*COLLECTED DATA*.

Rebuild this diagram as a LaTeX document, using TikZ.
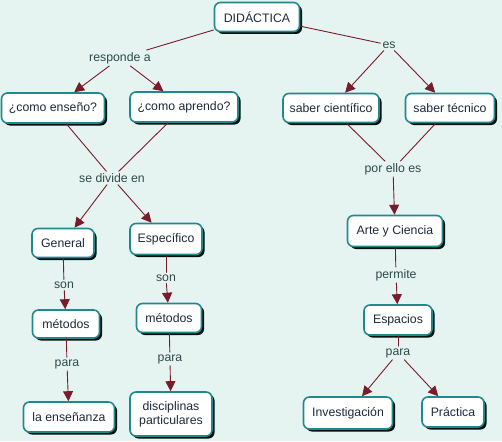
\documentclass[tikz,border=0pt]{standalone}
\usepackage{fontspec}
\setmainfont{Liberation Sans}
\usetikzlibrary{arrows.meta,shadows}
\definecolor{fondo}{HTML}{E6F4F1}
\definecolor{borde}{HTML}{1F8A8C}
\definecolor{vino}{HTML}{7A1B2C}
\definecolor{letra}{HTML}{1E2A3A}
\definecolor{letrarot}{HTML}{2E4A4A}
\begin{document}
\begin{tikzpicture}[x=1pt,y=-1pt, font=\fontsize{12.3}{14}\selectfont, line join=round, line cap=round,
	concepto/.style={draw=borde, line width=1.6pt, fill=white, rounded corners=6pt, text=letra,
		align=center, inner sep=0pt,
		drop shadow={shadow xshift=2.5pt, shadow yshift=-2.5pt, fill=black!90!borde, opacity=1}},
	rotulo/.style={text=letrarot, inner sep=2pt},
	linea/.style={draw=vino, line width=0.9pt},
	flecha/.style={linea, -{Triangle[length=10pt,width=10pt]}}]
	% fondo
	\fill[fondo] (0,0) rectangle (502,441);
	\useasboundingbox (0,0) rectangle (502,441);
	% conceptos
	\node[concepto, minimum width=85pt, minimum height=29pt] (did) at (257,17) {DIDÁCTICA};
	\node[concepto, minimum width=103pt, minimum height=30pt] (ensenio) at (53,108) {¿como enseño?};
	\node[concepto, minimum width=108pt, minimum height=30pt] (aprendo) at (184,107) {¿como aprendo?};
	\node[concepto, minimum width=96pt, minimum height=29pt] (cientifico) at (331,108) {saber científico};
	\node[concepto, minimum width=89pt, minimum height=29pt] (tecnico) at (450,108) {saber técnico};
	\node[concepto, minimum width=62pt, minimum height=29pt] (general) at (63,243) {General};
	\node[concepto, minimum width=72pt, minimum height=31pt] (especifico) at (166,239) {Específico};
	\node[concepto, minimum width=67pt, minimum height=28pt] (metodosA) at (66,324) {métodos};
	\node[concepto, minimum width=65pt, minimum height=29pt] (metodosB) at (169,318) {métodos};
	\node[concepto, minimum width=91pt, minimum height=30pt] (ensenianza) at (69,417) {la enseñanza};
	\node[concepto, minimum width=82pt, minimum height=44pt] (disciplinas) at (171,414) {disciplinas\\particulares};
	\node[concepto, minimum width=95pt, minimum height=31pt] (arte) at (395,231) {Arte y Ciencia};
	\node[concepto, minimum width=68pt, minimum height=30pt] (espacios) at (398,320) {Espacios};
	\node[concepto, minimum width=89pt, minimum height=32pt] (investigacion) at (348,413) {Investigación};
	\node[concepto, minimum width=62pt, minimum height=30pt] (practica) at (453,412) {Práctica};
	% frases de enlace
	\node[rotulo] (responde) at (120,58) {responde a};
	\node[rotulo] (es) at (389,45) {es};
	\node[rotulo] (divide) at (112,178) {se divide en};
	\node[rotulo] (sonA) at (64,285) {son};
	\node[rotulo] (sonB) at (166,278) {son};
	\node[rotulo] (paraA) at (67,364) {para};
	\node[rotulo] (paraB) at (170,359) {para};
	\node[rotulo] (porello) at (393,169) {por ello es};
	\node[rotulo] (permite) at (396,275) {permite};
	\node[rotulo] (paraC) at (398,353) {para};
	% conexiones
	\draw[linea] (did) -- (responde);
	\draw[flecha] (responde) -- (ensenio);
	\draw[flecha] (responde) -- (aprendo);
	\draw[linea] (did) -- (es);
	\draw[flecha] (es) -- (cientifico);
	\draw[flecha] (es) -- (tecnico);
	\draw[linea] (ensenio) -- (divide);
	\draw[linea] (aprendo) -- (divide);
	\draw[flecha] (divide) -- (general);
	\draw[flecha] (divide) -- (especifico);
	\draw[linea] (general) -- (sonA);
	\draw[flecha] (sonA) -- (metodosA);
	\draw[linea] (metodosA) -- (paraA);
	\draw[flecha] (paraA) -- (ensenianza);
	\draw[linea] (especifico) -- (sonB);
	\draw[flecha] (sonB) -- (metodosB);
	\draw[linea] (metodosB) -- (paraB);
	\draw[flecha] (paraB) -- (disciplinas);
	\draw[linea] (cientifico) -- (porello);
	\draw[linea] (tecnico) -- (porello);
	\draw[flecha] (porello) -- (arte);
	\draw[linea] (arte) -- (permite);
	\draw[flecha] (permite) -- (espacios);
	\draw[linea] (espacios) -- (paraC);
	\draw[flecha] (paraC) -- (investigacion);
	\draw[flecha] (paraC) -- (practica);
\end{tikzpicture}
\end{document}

*WHAT TO PRODUCE*. Repeat the listing in full and exactly. Do not include any images.

*EXPECTED ANSWER*.
Rebuild this diagram as a LaTeX document, using TikZ.
\documentclass[tikz,border=0pt]{standalone}
\usepackage{fontspec}
\setmainfont{Liberation Sans}
\usetikzlibrary{arrows.meta,shadows}
\definecolor{fondo}{HTML}{E6F4F1}
\definecolor{borde}{HTML}{1F8A8C}
\definecolor{vino}{HTML}{7A1B2C}
\definecolor{letra}{HTML}{1E2A3A}
\definecolor{letrarot}{HTML}{2E4A4A}
\begin{document}
\begin{tikzpicture}[x=1pt,y=-1pt, font=\fontsize{12.3}{14}\selectfont, line join=round, line cap=round,
	concepto/.style={draw=borde, line width=1.6pt, fill=white, rounded corners=6pt, text=letra,
		align=center, inner sep=0pt,
		drop shadow={shadow xshift=2.5pt, shadow yshift=-2.5pt, fill=black!90!borde, opacity=1}},
	rotulo/.style={text=letrarot, inner sep=2pt},
	linea/.style={draw=vino, line width=0.9pt},
	flecha/.style={linea, -{Triangle[length=10pt,width=10pt]}}]
	% fondo
	\fill[fondo] (0,0) rectangle (502,441);
	\useasboundingbox (0,0) rectangle (502,441);
	% conceptos
	\node[concepto, minimum width=85pt, minimum height=29pt] (did) at (257,17) {DIDÁCTICA};
	\node[concepto, minimum width=103pt, minimum height=30pt] (ensenio) at (53,108) {¿como enseño?};
	\node[concepto, minimum width=108pt, minimum height=30pt] (aprendo) at (184,107) {¿como aprendo?};
	\node[concepto, minimum width=96pt, minimum height=29pt] (cientifico) at (331,108) {saber científico};
	\node[concepto, minimum width=89pt, minimum height=29pt] (tecnico) at (450,108) {saber técnico};
	\node[concepto, minimum width=62pt, minimum height=29pt] (general) at (63,243) {General};
	\node[concepto, minimum width=72pt, minimum height=31pt] (especifico) at (166,239) {Específico};
	\node[concepto, minimum width=67pt, minimum height=28pt] (metodosA) at (66,324) {métodos};
	\node[concepto, minimum width=65pt, minimum height=29pt] (metodosB) at (169,318) {métodos};
	\node[concepto, minimum width=91pt, minimum height=30pt] (ensenianza) at (69,417) {la enseñanza};
	\node[concepto, minimum width=82pt, minimum height=44pt] (disciplinas) at (171,414) {disciplinas\\particulares};
	\node[concepto, minimum width=95pt, minimum height=31pt] (arte) at (395,231) {Arte y Ciencia};
	\node[concepto, minimum width=68pt, minimum height=30pt] (espacios) at (398,320) {Espacios};
	\node[concepto, minimum width=89pt, minimum height=32pt] (investigacion) at (348,413) {Investigación};
	\node[concepto, minimum width=62pt, minimum height=30pt] (practica) at (453,412) {Práctica};
	% frases de enlace
	\node[rotulo] (responde) at (120,58) {responde a};
	\node[rotulo] (es) at (389,45) {es};
	\node[rotulo] (divide) at (112,178) {se divide en};
	\node[rotulo] (sonA) at (64,285) {son};
	\node[rotulo] (sonB) at (166,278) {son};
	\node[rotulo] (paraA) at (67,364) {para};
	\node[rotulo] (paraB) at (170,359) {para};
	\node[rotulo] (porello) at (393,169) {por ello es};
	\node[rotulo] (permite) at (396,275) {permite};
	\node[rotulo] (paraC) at (398,353) {para};
	% conexiones
	\draw[linea] (did) -- (responde);
	\draw[flecha] (responde) -- (ensenio);
	\draw[flecha] (responde) -- (aprendo);
	\draw[linea] (did) -- (es);
	\draw[flecha] (es) -- (cientifico);
	\draw[flecha] (es) -- (tecnico);
	\draw[linea] (ensenio) -- (divide);
	\draw[linea] (aprendo) -- (divide);
	\draw[flecha] (divide) -- (general);
	\draw[flecha] (divide) -- (especifico);
	\draw[linea] (general) -- (sonA);
	\draw[flecha] (sonA) -- (metodosA);
	\draw[linea] (metodosA) -- (paraA);
	\draw[flecha] (paraA) -- (ensenianza);
	\draw[linea] (especifico) -- (sonB);
	\draw[flecha] (sonB) -- (metodosB);
	\draw[linea] (metodosB) -- (paraB);
	\draw[flecha] (paraB) -- (disciplinas);
	\draw[linea] (cientifico) -- (porello);
	\draw[linea] (tecnico) -- (porello);
	\draw[flecha] (porello) -- (arte);
	\draw[linea] (arte) -- (permite);
	\draw[flecha] (permite) -- (espacios);
	\draw[linea] (espacios) -- (paraC);
	\draw[flecha] (paraC) -- (investigacion);
	\draw[flecha] (paraC) -- (practica);
\end{tikzpicture}
\end{document}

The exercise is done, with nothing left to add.